Question

If $$y=\cot^{-1} \sqrt x$$ then $$\frac{dy}{dx}=?$$
A
$$\frac{-1}{(1+x)}$$
B
$$\frac{2}{\sqrt{(1+x)}}$$
C
$$\frac{-1}{2\sqrt{x}(1+x)}$$
D
none of these

Answer

**step1** Understanding the problem

The problem asks us to find the derivative of the function $$y = \cot^{-1} \sqrt{x}$$ with respect to $$x$$. This means we need to calculate $$\frac{dy}{dx}$$. This is a calculus problem involving inverse trigonometric functions and the chain rule.

**step2** Recalling the derivative formula for inverse cotangent

To solve this, we recall the derivative rule for the inverse cotangent function. If $$y = \cot^{-1}(u)$$, where $$u$$ is a differentiable function of $$x$$, then its derivative with respect to $$x$$ is given by the chain rule:
$$\frac{dy}{dx} = \frac{-1}{1+u^2} \cdot \frac{du}{dx}$$.

**step3** Identifying the components of the function

In our given function, $$y = \cot^{-1} \sqrt{x}$$, we can identify the inner function as $$u = \sqrt{x}$$.

**step4** Differentiating the inner function, u

Next, we need to find the derivative of the inner function $$u$$ with respect to $$x$$, i.e., $$\frac{du}{dx}$$.
We have $$u = \sqrt{x}$$, which can be written in exponential form as $$u = x^{\frac{1}{2}}$$.
Using the power rule of differentiation, which states that $$\frac{d}{dx}(x^n) = nx^{n-1}$$, we differentiate $$u$$:
$$\frac{du}{dx} = \frac{1}{2} x^{\frac{1}{2} - 1} = \frac{1}{2} x^{-\frac{1}{2}}$$
We can rewrite $$x^{-\frac{1}{2}}$$ as $$\frac{1}{\sqrt{x}}$$.
So, $$\frac{du}{dx} = \frac{1}{2\sqrt{x}}$$.

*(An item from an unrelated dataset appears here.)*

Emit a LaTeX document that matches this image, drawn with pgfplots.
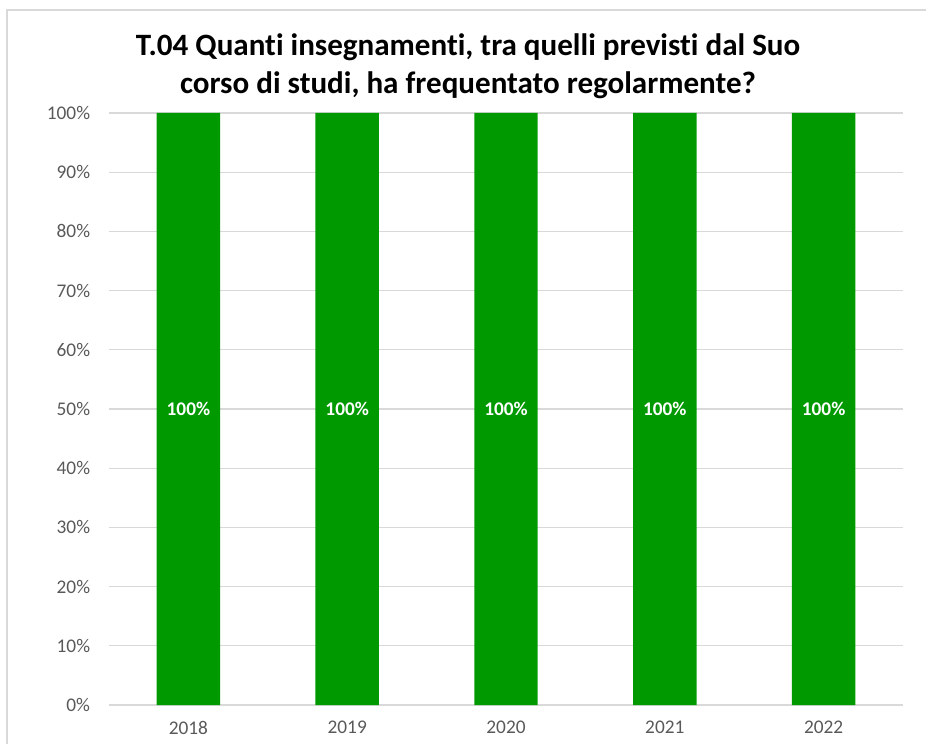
\documentclass[border=0pt]{standalone}
\usepackage{fontspec}
\setmainfont{Carlito}[Ligatures={NoCommon}]
\usepackage{pgfplots}
\pgfplotsset{compat=1.18}

\definecolor{bargreen}{RGB}{0,153,0}
\definecolor{gridgray}{RGB}{217,217,217}
\definecolor{ticktext}{RGB}{89,89,89}

\begin{document}
\begin{tikzpicture}
  % page frame, 1px = 0.75pt
  \path[use as bounding box] (0,0) rectangle (694.5pt,558pt);
  \draw[gridgray, line width=1pt] (5.25pt,0) -- (5.25pt,550.5pt) -- (694.5pt,550.5pt);

  \begin{axis}[
    at={(81.75pt,29.25pt)}, anchor=south west,
    scale only axis,
    width=595.5pt, height=444pt,
    ybar, bar width=47.6pt,
    xmin=-0.5, xmax=4.5,
    ymin=0, ymax=100,
    xtick=data,
    xticklabels={2018,2019,2020,2021,2022},
    ytick={0,10,...,100},
    yticklabels={0\%,10\%,20\%,30\%,40\%,50\%,60\%,70\%,80\%,90\%,100\%},
    axis line style={draw=none},
    major tick length=0pt,
    ymajorgrids,
    grid style={gridgray, line width=1pt},
    tick label style={font=\fontsize{14.5pt}{17pt}\selectfont, text=ticktext, inner sep=0pt},
    yticklabel style={anchor=east, xshift=-14pt},
    xticklabel style={anchor=north, yshift=-12pt},
    /pgf/number format/assume math mode=true,
    nodes near coords={\pgfmathprintnumber{\pgfplotspointmeta}\%},
    every node near coord/.append style={anchor=center, yshift=-222pt,
      font=\fontsize{14.5pt}{17pt}\selectfont\bfseries, text=white},
    point meta=y,
  ]
  \addplot[fill=bargreen, draw=none] coordinates {
    (0,100) (1,100) (2,100) (3,100) (4,100)
  };
  \end{axis}

  \node[align=center, font=\fontsize{23.3pt}{28.5pt}\selectfont\bfseries]
    at (351pt,508.5pt) {T.04 Quanti insegnamenti, tra quelli previsti dal Suo\\corso di studi, ha frequentato regolarmente?};
\end{tikzpicture}
\end{document}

**step5** Calculating the term $$1+u^2$$

Before applying the full chain rule, we need to calculate the term $$1+u^2$$ from the derivative formula. Since we identified $$u = \sqrt{x}$$ in Step 3, we substitute this into the expression:
$$1+u^2 = 1+(\sqrt{x})^2 = 1+x$$.

**step6** Applying the chain rule

Now, we substitute the expressions we found in Step 4 for $$\frac{du}{dx}$$ and in Step 5 for $$1+u^2$$ into the derivative formula from Step 2:
$$\frac{dy}{dx} = \frac{-1}{1+u^2} \cdot \frac{du}{dx}$$
$$\frac{dy}{dx} = \frac{-1}{1+x} \cdot \frac{1}{2\sqrt{x}}$$.

**step7** Simplifying the expression

To present the final answer in a concise form, we multiply the terms obtained in Step 6:
$$\frac{dy}{dx} = \frac{-1}{2\sqrt{x}(1+x)}$$.

**step8** Comparing with the given options

We compare our derived result with the given multiple-choice options:
Option A: $$\frac{-1}{(1+x)}$$
Option B: $$\frac{2}{\sqrt{(1+x)}}$$
Option C: $$\frac{-1}{2\sqrt{x}(1+x)}$$
Option D: none of these
Our calculated derivative, $$\frac{-1}{2\sqrt{x}(1+x)}$$, perfectly matches Option C.